My goal is to learn every aspect of bonsai. I want to learn the art, the horticulture, the specifics of every tree that I can get my hands on, the patience, and finally collecting.
Collecting is what’s on my mind right now. Collecting is a massive topic and is considered controversial sometimes. In my head I break down collecting into three categories that I want to talk about: collecting insignificant saplings or young trees from your yard, collecting significant trees from your yard, and collecting from the wild.
My writings are currently geared towards helping out beginners and also letting anyone (beginners, professionals, or anyone else) watch someone learn bonsai from the ground up. I have successfully completed the first category of collecting many times now. I’m currently diving into the second category after becoming comfortable with the first. The third category is where I hope to get to. I plan to have detailed posts about each category in the future, but here I just want to talk about some aspects of each.
I consider the first category of collecting to be collecting insignificant trees from your yard. By insignificant, I really just mean young or easily replaceable/growable. And by “your yard” I mean your yard, your parents yard, friends yards, etc which you have permission to take trees from. Check local regulations about species, tree removal, proximity to lot lines, etc, but generally this is where the beginner should start. Read up a bit about specific times of year and methods, but this is where you should experiment. I’ve thrown maple seedlings into pots and to me, watching them mature is rewarding due to the fact that you know where they came from.
I have a very simple forest planting that I dug up from my yard the year that I purchased my house and that holds sentimental value for me.
I also don’t feel bad trying new techniques on these trees when I know I have 50 more that I could dig up in a few weeks.
My second category of collected trees are actual significant trees from your yard. I have the same definition of “your yard” here as I did for category 1. I define “significant” here as trees that would not be easily replaceable. This is the category where you need to start to think about ethics and protecting the value of the tree. I’ve mentioned this previously, but when I purchased my house, it came along with a few massive taxus. They have bending twisting mangled thick trunks.
Since taxus regularly back bud, these trees hold quite a bit of bonsai potential. Due to the potential, I’m not taking these ones lightly. They’re each in a 3 year process of reduce, reduce further, prune roots to promote dense roots near the base, and then finally dig the tree.

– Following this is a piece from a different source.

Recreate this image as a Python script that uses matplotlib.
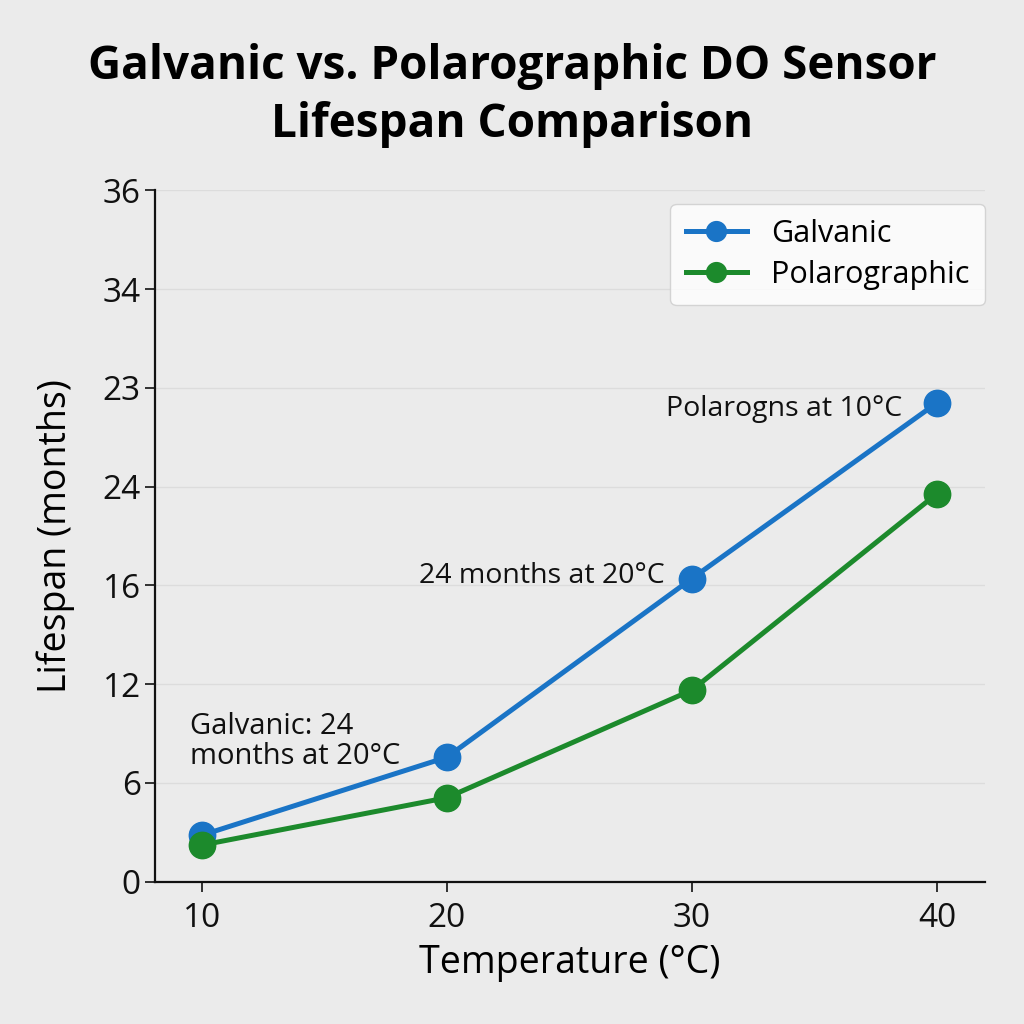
import matplotlib
matplotlib.use("Agg")
import matplotlib.pyplot as plt

# Data (y values in tick-position units; y tick labels are as printed on the chart)
temperatures = [10, 20, 30, 40]
galvanic = [0.47, 1.26, 3.07, 4.85]
polarographic = [0.37, 0.85, 1.94, 3.93]
y_tick_labels = ["0", "6", "12", "16", "24", "23", "34", "36"]
x_tick_labels = ["10", "20", "30", "40"]

plt.rcParams['font.family'] = ['Open Sans', 'DejaVu Sans']
bg = "#ebebeb"
fig = plt.figure(figsize=(10.24, 10.24), dpi=100, facecolor=bg)
ax = fig.add_axes([0.151, 0.139, 0.811, 0.675], facecolor=bg)

blue = "#1a74c6"
green = "#1c8a2c"
ax.plot(temperatures, galvanic, color=blue, lw=3.6, marker="o", ms=19, label="Galvanic", zorder=3)
ax.plot(temperatures, polarographic, color=green, lw=3.6, marker="o", ms=19, label="Polarographic", zorder=4)

ax.set_xlim(8.08, 41.96)
ax.set_ylim(0, 7)
ax.set_yticks(range(len(y_tick_labels)))
ax.set_yticklabels(y_tick_labels)
ax.set_xticks(temperatures)
ax.set_xticklabels(x_tick_labels)
ax.tick_params(axis="both", labelsize=24, length=7, width=1.2, colors="#111111")
ax.tick_params(axis="x", pad=8)
ax.tick_params(axis="y", pad=3)
for s in ["top", "right"]:
    ax.spines[s].set_visible(False)
for s in ["left", "bottom"]:
    ax.spines[s].set_linewidth(1.6)
    ax.spines[s].set_color("#111111")
ax.yaxis.grid(True, color="#dcdcdc", lw=1.0)
ax.set_axisbelow(True)

ax.set_xlabel("Temperature (°C)", fontsize=27, labelpad=6)
ax.set_ylabel("Lifespan (months)", fontsize=27, labelpad=20)

fig.suptitle("Galvanic vs. Polarographic DO Sensor\nLifespan Comparison",
             fontsize=33, fontweight="bold", y=0.958, linespacing=1.3)

leg = ax.legend(loc="upper right", fontsize=22, frameon=True, fancybox=True,
                borderpad=0.5, handlelength=2.0, markerscale=0.75, labelspacing=0.35,
                borderaxespad=0, bbox_to_anchor=(1.0, 0.981))
leg.get_frame().set_facecolor("white")
leg.get_frame().set_edgecolor("#cccccc")

ax.text(38.6, 4.79, "Polarogns at 10°C", fontsize=20.5, ha="right", va="center", color="#111111")
ax.text(28.9, 3.10, "24 months at 20°C", fontsize=20.5, ha="right", va="center", color="#111111")
ax.text(9.51, 1.42, "Galvanic: 24\nmonths at 20°C", fontsize=21, ha="left", va="center",
        color="#111111", linespacing=1.05)

fig.savefig("out.png", dpi=100, facecolor=bg)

This spring marks my first actual digs and that is why collecting has been on my mind. Another example of category 2 has a quite different story. We had a massive tree flatten a large area of our land last summer. Somehow a chunky maple that was only about two feet tall due to years of being hit by plows and weedwhackers was left unscathed in the middle of the destruction. I collected this tree in the fall (definitely not the best but not the worst time), but I only did this because it was so exposed now, that there was a high chance of a plow truck smashing it during winter. I also didn’t take the time to ring around the tree which will limit it’s chances of survival. I took a calculated risk on this one, and because it was calculated, I feel pretty good about it. I think this is the key to category two.

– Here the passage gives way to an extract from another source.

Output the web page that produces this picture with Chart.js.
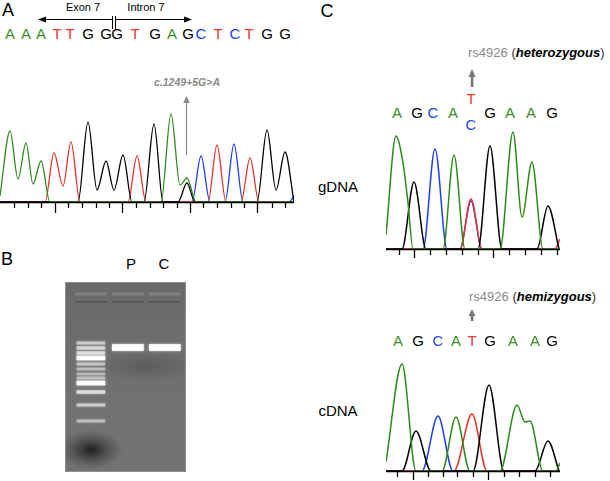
<!DOCTYPE html>
<html>
<head>
<meta charset="utf-8">
<script src="https://cdn.jsdelivr.net/npm/chart.js@4"></script>
<style>
body { margin: 0; background: #fff; font-family: "Liberation Sans", Arial, sans-serif; }
#fig { position: relative; width: 610px; height: 481px; overflow: hidden; background: #fff; }
#fig canvas, #fig svg, .t { position: absolute; }
.t { transform: translate(-50%, -50%); white-space: nowrap; line-height: 1; }
.l { transform: translate(0, -50%); }
.panel { font-size: 18px; }
.small { font-size: 11px; }
.seqA { font-size: 15px; }
.seqC { font-size: 15px; }
.lab { font-size: 15px; }
.mut { font-size: 10.5px; font-weight: bold; font-style: italic; color: #8a8a8a; }
.rs { font-size: 13px; color: #8a8a8a; }
.rs b { font-style: italic; color: #000; }
.rs span { color: #333; }
</style>
</head>
<body>
<div id="fig">
  <div class="t panel" style="left:8px;top:10px">A</div>
  <div class="t panel" style="left:7px;top:259px">B</div>
  <div class="t panel" style="left:327px;top:11px">C</div>

  <div class="t small" style="left:83px;top:7px">Exon 7</div>
  <div class="t small" style="left:146px;top:7px">Intron 7</div>
  <div class="t mut" style="left:187px;top:82px">c.1249+5G&gt;A</div>

  <div class="t lab" style="left:131px;top:263px">P</div>
  <div class="t lab" style="left:164px;top:263px">C</div>

  <div class="t l rs" style="left:468px;top:52px">rs4926 <span>(</span><b>heterozygous</b><span>)</span></div>
  <div class="t l rs" style="left:469px;top:296px">rs4926 <span>(</span><b>hemizygous</b><span>)</span></div>
  <div class="t lab" style="left:338px;top:186px">gDNA</div>
  <div class="t lab" style="left:338px;top:410px">cDNA</div>

  <svg width="610" height="481" style="left:0;top:0">
    <g stroke="#000" stroke-width="1" fill="none">
      <line x1="112" y1="19.5" x2="44" y2="19.5"/>
      <line x1="115" y1="19.5" x2="186" y2="19.5"/>
      <line x1="112.5" y1="16" x2="112.5" y2="29"/>
      <line x1="115.5" y1="16" x2="115.5" y2="29"/>
    </g>
    <polygon points="38,19.5 46,16.5 46,22.5" fill="#000"/>
    <polygon points="192,19.5 184,16.5 184,22.5" fill="#000"/>
    <line x1="186.5" y1="155" x2="186.5" y2="101" stroke="#888" stroke-width="1.2"/>
    <polygon points="186.5,96 183.2,103 189.8,103" fill="#888"/>
    <rect x="470.8" y="75" width="2.6" height="12" fill="#777"/>
    <polygon points="472,69 468.5,77 475.5,77" fill="#777"/>
    <rect x="470.8" y="315" width="2.6" height="6" fill="#777"/>
    <polygon points="472,309 468.5,316 475.5,316" fill="#777"/>
  </svg>

  <canvas id="chromA" width="294" height="104" style="left:0;top:110px"></canvas>
  <canvas id="chromG" width="174" height="131" style="left:386px;top:128px"></canvas>
  <canvas id="chromC" width="174" height="123" style="left:386px;top:358px"></canvas>
  <canvas id="gel" width="121" height="190" style="left:65px;top:282px"></canvas>
</div>

<script>
const GREEN = "#2f8a1c", RED = "#e8322a", BLUE = "#1f3ff0", BLACK = "#000";
const BASE_COLOR = { A: "#3a8f24", T: "#e83a30", C: "#2040f0", G: "#000" };

// sequence calls
const seqA = "AAATTGGGTGAGCTCTGG".split("");
const seqG = "AGCA GAAG".split("");
const seqC = "AGCATGAAG".split("");
// layout of the letters (px)
const seqAX = [10, 26, 41, 57, 70, 88, 106, 117, 135, 155, 172, 188, 201, 218, 235, 249, 267, 285];
const seqGX = [397, 417, 433, 453, 471, 490, 510, 531, 552];
const seqCX = [398, 418, 438, 456, 472, 490, 513, 535, 552];

// panel A trace: [scan position, signal]
const aGreen = [[0, 6], [10, 71], [18, 23], [26, 59], [33, 18], [41, 41], [50, 0], [161, 0], [171, 88], [180, 17], [187, 24], [196, 0], [294, 0]];
const aRed = [[0, 0], [45, 0], [54, 49], [63, 16], [71, 60], [80, 0], [128, 0], [137, 46], [146, 0], [208, 0], [217, 57], [226, 0], [241, 0], [250, 44], [259, 0], [294, 0]];
const aBlack = [[0, 0], [78, 0], [88, 80], [97, 12], [106, 41], [114, 12], [123, 47], [132, 0], [144, 0], [154, 78], [163, 0], [178, 0], [187, 19], [195, 0], [257, 0], [267, 72], [276, 12], [285, 50], [294, 0]];
const aBlue = [[0, 0], [192, 0], [201, 46], [210, 0], [225, 0], [234, 58], [243, 0], [289, 0], [294, 6]];
const aTicks = [14, 28, 41, 55, 68, 82, 96, 109, 122, 136, 150, 163, 177, 190, 203, 217, 231, 244, 257, 272, 285];
const aMajor = [55, 122, 190, 257];

// gDNA trace
const gGreen = [[386, 14], [396, 113], [403, 86], [408, 46], [413, 0], [443, 0], [454, 94], [465, 0], [500, 0], [513, 117], [522, 32], [532, 87], [543, 0], [560, 0]];
const gRed = [[386, 0], [460, 0], [471, 50], [482, 0], [555, 0], [560, 10]];
const gBlack = [[386, 0], [402, 0], [414, 67], [426, 0], [478, 0], [490, 103], [502, 0], [537, 0], [548, 43], [559, 0]];
const gBlue = [[386, 0], [423, 0], [435, 100], [447, 0], [460, 0], [471, 48], [482, 0], [560, 0]];
const gTicks = [399, 414, 430, 446, 462, 478, 493, 509, 525, 541, 557];
const gMajor = [414, 493];

// cDNA trace
const cGreen = [[386, 9], [402, 107], [416, 0], [442, 0], [456, 54], [470, 0], [500, 0], [517, 66], [525, 49], [530, 50], [543, 0], [556, 0], [560, 8]];
const cRed = [[386, 0], [454, 0], [472, 57], [487, 0], [560, 0]];
const cBlack = [[386, 0], [402, 0], [416, 40], [431, 0], [473, 0], [489, 86], [504, 0], [535, 0], [548, 30], [559, 0]];
const cBlue = [[386, 0], [422, 0], [438, 55], [453, 0], [560, 0]];
const cTicks = [397, 413, 428, 443, 457, 473, 488, 504, 519, 535, 550];
const cMajor = [413, 488];

// gel: lanes and band migration (px from top of gel), relative intensity
const lanes = ["M", "P", "C"];
const ladderPos = [61, 66, 71, 76, 82, 87, 92, 96, 101, 110, 123, 139];
const ladderInt = [0.45, 0.55, 0.6, 1, 0.4, 0.35, 0.3, 0.35, 1, 0.6, 0.45, 0.35];
const samplePos = [65.5, 65.5];
const sampleInt = [1, 1];

function putSeq(letters, xs, y, cls) {
  const fig = document.getElementById("fig");
  letters.forEach((b, i) => {
    if (b === " ") return;
    const d = document.createElement("div");
    d.className = "t " + cls;
    d.style.left = xs[i] + "px";
    d.style.top = y + "px";
    d.style.color = BASE_COLOR[b];
    d.textContent = b;
    fig.appendChild(d);
  });
}
putSeq(seqA, seqAX, 33, "seqA");
putSeq(seqG, seqGX, 112, "seqC");
putSeq(["T"], [seqGX[4]], 98, "seqC");
putSeq(["C"], [seqGX[4]], 124, "seqC");
putSeq(seqC, seqCX, 340, "seqC");

const axisTicks = {
  id: "axisTicks",
  afterDatasetsDraw(chart, args, opts) {
    const { ctx, chartArea: a, scales: { x } } = chart;
    ctx.save();
    ctx.strokeStyle = "#000";
    ctx.lineWidth = 1.6;
    ctx.beginPath();
    ctx.moveTo(a.left, a.bottom + 0.5);
    ctx.lineTo(a.right, a.bottom + 0.5);
    ctx.stroke();
    ctx.lineWidth = 1.3;
    opts.ticks.forEach((v) => {
      const px = Math.round(x.getPixelForValue(v)) + 0.5;
      ctx.beginPath();
      ctx.moveTo(px, a.bottom);
      ctx.lineTo(px, a.bottom + (opts.major.includes(v) ? opts.long : opts.short));
      ctx.stroke();
    });
    ctx.restore();
  },
};

function chromo(id, traces, xMin, xMax, yMax, pad, ticks, major, lw, long) {
  const cols = [GREEN, BLACK, RED, BLUE];
  return new Chart(document.getElementById(id), {
    type: "line",
    data: {
      datasets: traces.map((t, i) => ({
        data: t.map(([x, y]) => ({ x, y })),
        borderColor: cols[i],
        borderWidth: lw,
        pointRadius: 0,
        cubicInterpolationMode: "monotone",
        fill: false,
        clip: 3,
      })),
    },
    options: {
      responsive: false,
      animation: false,
      events: [],
      layout: { padding: { bottom: pad } },
      plugins: { legend: { display: false }, tooltip: { enabled: false }, axisTicks: { ticks, major, short: 6, long } },
      scales: {
        x: { type: "linear", min: xMin, max: xMax, display: false },
        y: { min: 0, max: yMax, display: false },
      },
    },
    plugins: [axisTicks],
  });
}

chromo("chromA", [aGreen, aBlack, aRed, aBlue], 0, 294, 92, 12, aTicks, aMajor, 1.3, 11);
chromo("chromG", [gGreen, gBlack, gRed, gBlue], 386, 560, 121, 10, gTicks, gMajor, 1.5, 9);
chromo("chromC", [cGreen, cBlack, cRed, cBlue], 386, 560, 113, 10, cTicks, cMajor, 1.5, 9);

const gelBg = {
  id: "gelBg",
  beforeDatasetsDraw(chart) {
    const { ctx, chartArea: a, scales: { x, y } } = chart;
    ctx.save();
    const g = ctx.createLinearGradient(0, a.top, 0, a.bottom);
    g.addColorStop(0, "#696969");
    g.addColorStop(0.5, "#707070");
    g.addColorStop(1, "#737373");
    ctx.fillStyle = g;
    ctx.fillRect(a.left, a.top, a.width, a.height);
    // wells
    lanes.forEach((_, i) => {
      const cx = x.getPixelForValue(i + 1);
      ctx.fillStyle = "rgba(150,150,150,0.45)";
      ctx.fillRect(cx - 16, y.getPixelForValue(12) - 1.5, 32, 3);
      ctx.fillStyle = "rgba(55,55,55,0.45)";
      ctx.fillRect(cx - 16, y.getPixelForValue(19), 32, 1.5);
    });
    // dark smear under the samples and front dye blob
    const blob = (cx, cy, rx, ry, col) => {
      ctx.save();
      ctx.translate(cx, cy);
      ctx.scale(rx / ry, 1);
      const r = ctx.createRadialGradient(0, 0, 0, 0, 0, ry);
      r.addColorStop(0, col);
      r.addColorStop(1, "rgba(60,60,60,0)");
      ctx.fillStyle = r;
      ctx.beginPath();
      ctx.arc(0, 0, ry, 0, Math.PI * 2);
      ctx.fill();
      ctx.restore();
    };
    blob(x.getPixelForValue(2.5), y.getPixelForValue(84), 55, 16, "rgba(45,45,45,0.3)");
    blob(x.getPixelForValue(1), y.getPixelForValue(168), 32, 20, "rgba(25,25,25,0.95)");
    ctx.restore();
    ctx.save();
    ctx.shadowColor = "rgba(255,255,255,0.7)";
    ctx.shadowBlur = 3;
  },
  afterDatasetsDraw(chart) {
    const { ctx, chartArea: a } = chart;
    ctx.restore();
    ctx.save();
    ctx.strokeStyle = "rgba(150,150,150,0.8)";
    ctx.lineWidth = 1;
    ctx.strokeRect(a.left + 0.5, a.top + 0.5, a.width - 1, a.height - 1);
    ctx.restore();
  },
};

new Chart(document.getElementById("gel"), {
  type: "bar",
  data: {
    datasets: [
      {
        data: ladderPos.map((p, i) => ({ x: 1, y: [p - 0.6 - 1.4 * ladderInt[i], p + 0.6 + 1.4 * ladderInt[i]] })),
        backgroundColor: ladderInt.map((v) => `rgba(255,255,255,${0.15 + 0.85 * v})`),
        barThickness: 28,
        grouped: false,
        borderSkipped: false,
      },
      {
        data: samplePos.map((p, i) => ({ x: i + 2, y: [p - 3, p + 3] })),
        backgroundColor: sampleInt.map((v) => `rgba(255,255,255,${v})`),
        barThickness: 31,
        grouped: false,
        borderSkipped: false,
      },
    ],
  },
  options: {
    responsive: false,
    animation: false,
    events: [],
    plugins: { legend: { display: false }, tooltip: { enabled: false } },
    scales: {
      x: { type: "linear", min: 0.3, max: 3.57, offset: false, display: false },
      y: { min: 0, max: 190, reverse: true, display: false },
    },
  },
  plugins: [gelBg],
});
</script>
</body>
</html>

I have a couple more maples that I did take the time to handle properly which will be dug this spring as well.
Now onto the third category.. trees from the wild, mountain trees, true yamadori. This category is a whole different level than the previous two. These trees have been growing where they are for 20, 50, 100, 300 years sometimes and most likely will continue to do that if you just leave them alone. The counter argument is that not many people get to enjoy these trees. If someone is certain that they can collect this tree, treat it as a bonsai to bring out the full potential and character of the tree, and share it with the world, I think they’ve done the tree and their audience a great service.
I am always scouting for trees on my hikes, but I never touch them. There are laws that I don’t fully understand yet, and techniques that I haven’t learned yet. Until I am taught these things directly, the true yamadori are for the pros.